Bayern Munich and Canada's Alphonso Davies on 'tough' road to recovery
Alphonso Davies has talked about the mental turmoil he suffered during his long recovery from a serious knee injury as the Bayern Munich and Canada star eases into the record German champions' Bundesliga and UEFA Champions League challenge.
Barely a month after signing a contract extension through to 2030, Davies suffered a ruptured ACL in his right knee while playing for his country in the CONCACAF Nations League third-place play-off against the United States in March.
After months of arduous recovery work at his club's Säbener Straße training facility, Davies made his first competitive appearance in more than 200 days when he came off the bench for a late cameo in Bayern's Champions League win over Sporting Lisbon on 9 December.
Watch: Happy Days once again for Phonzy

Following those two short minutes on the pitch, five days later Davies then played almost half an hour of the 2-2 draw with Mainz on Matchday 14 as he approaches full match fitness and the end of a long, hard road.
"The recovery is more mentally based than physically, because physically muscle memory will naturally come back and you'll get the job done," Davies told Bayern's official website. "But the mental side of it, knowing how long you're gonna be out and not being able to play and do certain things, it's tough.
"Sometimes you, your mind, it gets tired and your body is like, 'OK, I don't wanna do anymore'. But mentally you have to be tough, you know, that's the only way that you're gonna make it through. Because if you don't do it, no one's gonna do it for you. Not everything is just joyful on the pitch, but also outside the pitch when you do get injured, it's tough."
He added: "I remember the first couple weeks, between six to eight weeks, I wasn't able to walk.
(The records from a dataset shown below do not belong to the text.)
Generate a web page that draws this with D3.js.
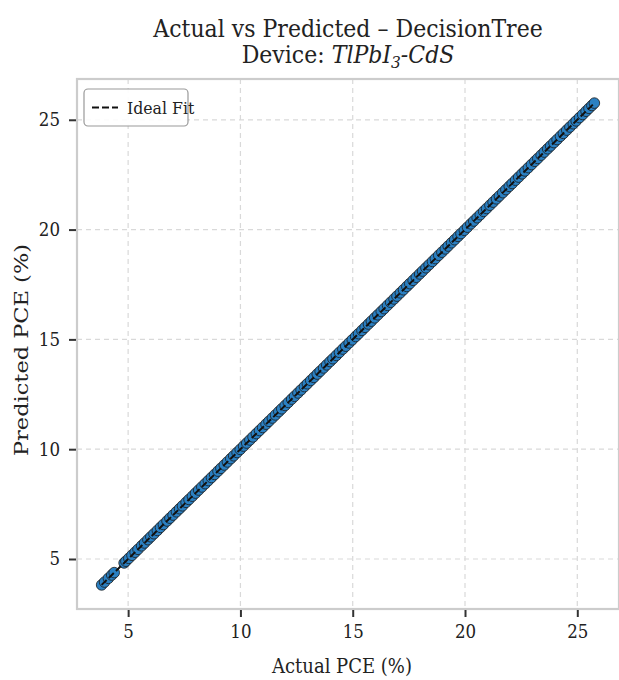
<!DOCTYPE html>
<html>
<head>
<meta charset="utf-8">
<script src="https://cdn.jsdelivr.net/npm/d3@7"></script>
<style>
  html, body { margin: 0; padding: 0; background: #fff; }
  svg { display: block; }
  text { font-family: "DejaVu Serif", "Liberation Serif", serif; fill: #222; }
</style>
</head>
<body>
<svg id="chart" width="619" height="680"></svg>
<script>
// Actual and predicted PCE (%) for the TlPbI3-CdS device test set
const actual = [3.82, 3.95, 4.12, 4.27, 4.38, 4.82, 4.90, 5.03, 5.17, 5.31, 5.44, 5.60, 5.73, 5.88, 6.01, 6.15, 6.30, 6.44, 6.57, 6.73, 6.86, 7.00, 7.15, 7.29, 7.42, 7.58, 7.71, 7.86, 8.00, 8.14, 8.28, 8.43, 8.57, 8.71, 8.85, 9.00, 9.13, 9.28, 9.42, 9.57, 9.70, 9.85, 9.99, 10.14, 10.28, 10.42, 10.56, 10.71, 10.85, 10.99, 11.14, 11.27, 11.42, 11.56, 11.71, 11.84, 11.99, 12.13, 12.28, 12.41, 12.56, 12.70, 12.85, 12.98, 13.13, 13.27, 13.42, 13.55, 13.70, 13.84, 13.99, 14.12, 14.27, 14.41, 14.56, 14.69, 14.84, 14.98, 15.13, 15.26, 15.41, 15.55, 15.70, 15.83, 15.98, 16.12, 16.27, 16.40, 16.55, 16.69, 16.84, 16.97, 17.12, 17.26, 17.41, 17.54, 17.69, 17.83, 17.98, 18.11, 18.26, 18.40, 18.55, 18.68, 18.83, 18.97, 19.12, 19.25, 19.40, 19.54, 19.69, 19.82, 19.97, 20.11, 20.26, 20.39, 20.54, 20.68, 20.83, 20.96, 21.11, 21.25, 21.40, 21.53, 21.68, 21.82, 21.97, 22.10, 22.25, 22.39, 22.54, 22.67, 22.82, 22.96, 23.11, 23.24, 23.39, 23.53, 23.68, 23.81, 23.96, 24.10, 24.25, 24.38, 24.53, 24.67, 24.82, 24.95, 25.10, 25.24, 25.39, 25.52, 25.65, 25.76];
const predicted = [3.82, 3.95, 4.12, 4.27, 4.38, 4.82, 4.90, 5.03, 5.17, 5.31, 5.44, 5.60, 5.73, 5.88, 6.01, 6.15, 6.30, 6.44, 6.57, 6.73, 6.86, 7.00, 7.15, 7.29, 7.42, 7.58, 7.71, 7.86, 8.00, 8.14, 8.28, 8.43, 8.57, 8.71, 8.85, 9.00, 9.13, 9.28, 9.42, 9.57, 9.70, 9.85, 9.99, 10.14, 10.28, 10.42, 10.56, 10.71, 10.85, 10.99, 11.14, 11.27, 11.42, 11.56, 11.71, 11.84, 11.99, 12.13, 12.28, 12.41, 12.56, 12.70, 12.85, 12.98, 13.13, 13.27, 13.42, 13.55, 13.70, 13.84, 13.99, 14.12, 14.27, 14.41, 14.56, 14.69, 14.84, 14.98, 15.13, 15.26, 15.41, 15.55, 15.70, 15.83, 15.98, 16.12, 16.27, 16.40, 16.55, 16.69, 16.84, 16.97, 17.12, 17.26, 17.41, 17.54, 17.69, 17.83, 17.98, 18.11, 18.26, 18.40, 18.55, 18.68, 18.83, 18.97, 19.12, 19.25, 19.40, 19.54, 19.69, 19.82, 19.97, 20.11, 20.26, 20.39, 20.54, 20.68, 20.83, 20.96, 21.11, 21.25, 21.40, 21.53, 21.68, 21.82, 21.97, 22.10, 22.25, 22.39, 22.54, 22.67, 22.82, 22.96, 23.11, 23.24, 23.39, 23.53, 23.68, 23.81, 23.96, 24.10, 24.25, 24.38, 24.53, 24.67, 24.82, 24.95, 25.10, 25.24, 25.39, 25.52, 25.65, 25.76];
const xTicks = [5, 10, 15, 20, 25];
const yTicks = [5, 10, 15, 20, 25];
const titleLine1 = "Actual vs Predicted \u2013 DecisionTree";
const xLabel = "Actual PCE (%)";
const yLabel = "Predicted PCE (%)";
const legendLabel = "Ideal Fit";

const SQ = 0.9; // horizontal squeeze of the lettering

const svg = d3.select("#chart");
const box = { left: 77, right: 619, top: 79, bottom: 609 };

const lo = Math.min(d3.min(actual), d3.min(predicted));
const hi = Math.max(d3.max(actual), d3.max(predicted));
const pad = (hi - lo) * 0.05;

const x = d3.scaleLinear().domain([lo - pad, hi + pad]).range([box.left, box.right]);
const y = d3.scaleLinear().domain([lo - pad, hi + pad]).range([box.bottom, box.top]);

// grid
const grid = svg.append("g").attr("stroke", "#d9d9d9").attr("stroke-width", 1.2).attr("stroke-dasharray", "5,4");
grid.selectAll(".gx").data(xTicks).join("line")
  .attr("x1", d => x(d)).attr("x2", d => x(d)).attr("y1", box.top).attr("y2", box.bottom);
grid.selectAll(".gy").data(yTicks).join("line")
  .attr("y1", d => y(d)).attr("y2", d => y(d)).attr("x1", box.left).attr("x2", box.right);

// points
svg.append("g").selectAll("circle").data(actual).join("circle")
  .attr("cx", d => x(d))
  .attr("cy", (d, i) => y(predicted[i]))
  .attr("r", 5.3)
  .attr("fill", "#2b80c2")
  .attr("stroke", "#1a1a1a")
  .attr("stroke-width", 0.8);

// ideal fit line
svg.append("line")
  .attr("x1", x(lo)).attr("y1", y(lo)).attr("x2", x(hi)).attr("y2", y(hi))
  .attr("stroke", "#111").attr("stroke-width", 2).attr("stroke-dasharray", "7,3");

// spines
const spine = svg.append("g").attr("stroke", "#cccccc").attr("stroke-width", 2.2).attr("fill", "none");
spine.append("rect").attr("x", box.left).attr("y", box.top)
  .attr("width", box.right - box.left).attr("height", box.bottom - box.top);

// axes
const xAxis = svg.append("g").attr("transform", `translate(0,${box.bottom + 1})`)
  .call(d3.axisBottom(x).tickValues(xTicks).tickSize(7).tickPadding(8).tickFormat(d3.format("d")));
const yAxis = svg.append("g").attr("transform", `translate(${box.left - 1},0)`)
  .call(d3.axisLeft(y).tickValues(yTicks).tickSize(7).tickPadding(9).tickFormat(d3.format("d")));
[xAxis, yAxis].forEach(a => {
  a.select(".domain").remove();
  a.selectAll(".tick line").attr("stroke", "#333").attr("stroke-width", 2);
  a.selectAll(".tick text").attr("font-family", "DejaVu Serif").attr("font-size", 18.5).attr("fill", "#333");
});
xAxis.selectAll(".tick text").attr("dy", "0.71em").attr("transform", `scale(${SQ},1)`);
yAxis.selectAll(".tick text").each(function () {
  const t = d3.select(this);
  const xx = +t.attr("x");
  t.attr("x", 0).attr("transform", `translate(${xx},0) scale(${SQ},1)`);
});

// titles
function squeezedText(cx, cy, size) {
  return svg.append("text")
    .attr("transform", `translate(${cx},${cy}) scale(${SQ},1)`)
    .attr("text-anchor", "middle")
    .attr("font-size", size);
}
const cx = (box.left + box.right) / 2;
squeezedText(cx, 37, 24.5).text(titleLine1);
const t2 = squeezedText(cx, 63, 24.5);
t2.append("tspan").text("Device: ");
t2.append("tspan").attr("font-style", "italic").text("TlPbI");
t2.append("tspan").attr("font-style", "italic").attr("font-size", 17).attr("dy", 5).text("3");
t2.append("tspan").attr("font-style", "italic").attr("dy", -5).text("-CdS");

// axis labels
squeezedText(342, 673, 20).attr("fill", "#333").text(xLabel);
svg.append("text")
  .attr("transform", `translate(28,350) rotate(-90) scale(1,${SQ - 0.1})`)
  .attr("text-anchor", "middle").attr("font-size", 22.5).attr("fill", "#333")
  .text(yLabel);

// legend
const lg = svg.append("g");
lg.append("rect").attr("x", 84).attr("y", 89).attr("width", 104).attr("height", 37).attr("rx", 4)
  .attr("fill", "#fff").attr("fill-opacity", 0.9).attr("stroke", "#999").attr("stroke-width", 1.2);
lg.append("line").attr("x1", 92).attr("x2", 118).attr("y1", 107.5).attr("y2", 107.5)
  .attr("stroke", "#111").attr("stroke-width", 2.2).attr("stroke-dasharray", "7,3");
lg.append("text").attr("transform", `translate(127,114) scale(${SQ},1)`).attr("font-size", 17.5).text(legendLabel);
</script>
</body>
</html>
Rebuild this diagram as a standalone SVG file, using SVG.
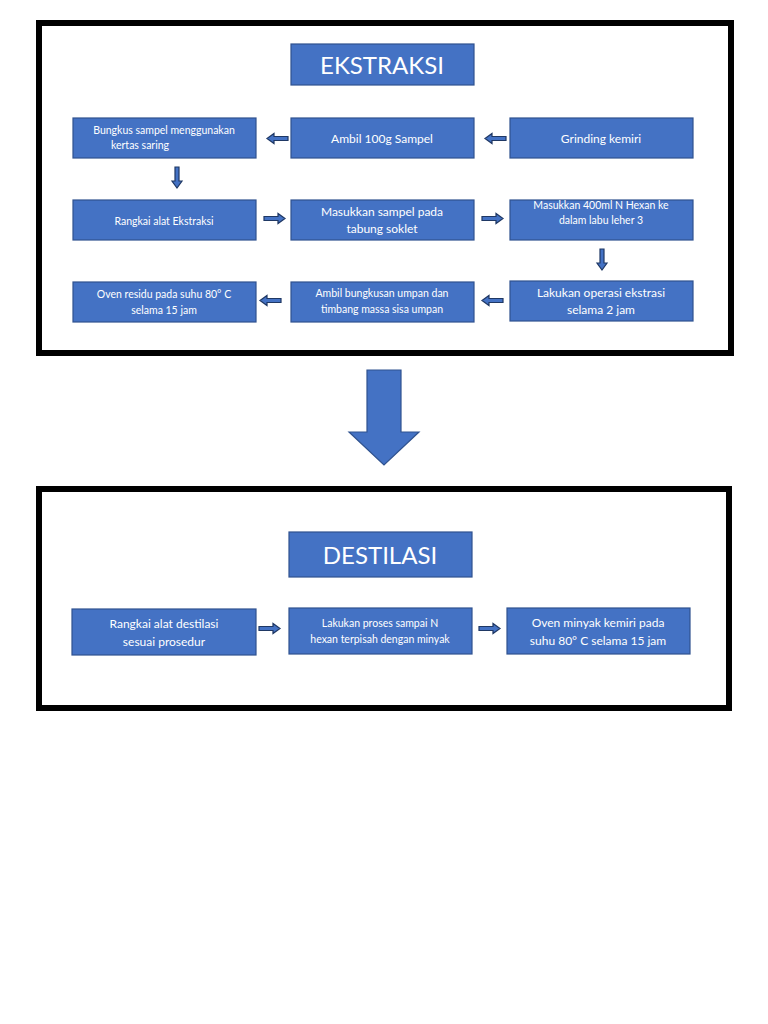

I had to be on crutches and, you can only do so much with the crutches and you can't walk so far.
"When you're up there working out and you see all your friends, having fun playing football and sometimes you think to yourself like, 'I wish I was out there'. It's like when your mom says you can't go outside and then you're seeing all your friends running around outside, that's basically how I felt that in the moment."
After emerging at MLS franchise Vancouver Whitecaps - where he made his professional debut aged 15 - Davies joined Bayern in January 2019. He quickly established himself in the first team, playing a major role in the club's 2019/20 treble-winning season, claiming the league title and DFB Cup before lifting the Champions League trophy aged just 20.
Aside from a heart inflammation issue that developed during the 2021/22 season that kept him out for 11 league games, Davies had not suffered a lengthy lay-off before this year.
His morale was kept high by support from his teammates, including Jamal Musiala, who himself returned to training this week following the lower leg fracture sustained against Paris Saint-Germain at the Club World Cup in July that meant he has spent a lot of time alongside Davies in the Bayern treatment room.
"I think about my injury too when I see him, and when he was in the hospital, I went to go visit him. But he was in good spirits, so I was surprised, because for me, when I was at the hospital, I was pretty, let's say, down.
"The struggles and the ups and downs that I went through, I know he might go through it as well so I'm trying to be as supportive as I can. I was trying to keep his spirits up. It can set you back, because I know when you go down with that mindset of negativity, it eats away at you," explained Davies, who said former Bayern teammate David Alaba - himself sidelined for more than year at Real Madrid with an ACL injury sustained in late 2023 - had also been in touch.
"A lot of people call me. A lot of people try to keep me positive. A lot of people that have had a similar injury or have been in a similar boat, I should say. David called me and told me to keep my head up, keep smiling and keep pushing because it's only going to get better from now on."
Davies' positive outlook was forged early in his life by his resilient Liberian parents. They fled their country during the Second Liberian Civil War - meaning Davies was born in a refugee camp in Ghana - before emigrating to Canada in 2005 when the Bayern star was still a toddler.
Watch: The best of Alphonso Davies

"They worked two jobs each, and I had two little siblings that I had to take care of so I had to grow up really fast in my household. But, for me, I was always the happy guy in the family cheering everyone up, because you know growing up I realised how hard they worked and how hard they try to make life easier for us," he explained.
"The rehab was tough. Every day I woke up in pain. I couldn't sleep. I was waking up at like 5 a.m., 6 a.m., couldn't sleep properly, turning this way, turning that way, can't bend my leg. For me, my mindset, I was like, 'I can either sit here, I feel bad for myself and not care and just be negative or I can put a smile on my face and be the positive guy I am'."
Davies' return is not only positive for him and Bayern coach Vincent Kompany, but also means he should be in top form come next summer and the World Cup.
The first Canadian to score a World Cup goal when he found the net against Croatia at Qatar 2022, the 25-year-old will be one of the top-of-the-bill performers when the world's biggest sporting event comes to North America in June with the tournament being hosted across his home country, Mexico and the US.
"Yeah, the future is looking bright," he said. "I mean, the hard part is done now. I just look a step ahead and continue to work on my recovery and develop more muscles and more things I can work on to prevent this from happening again."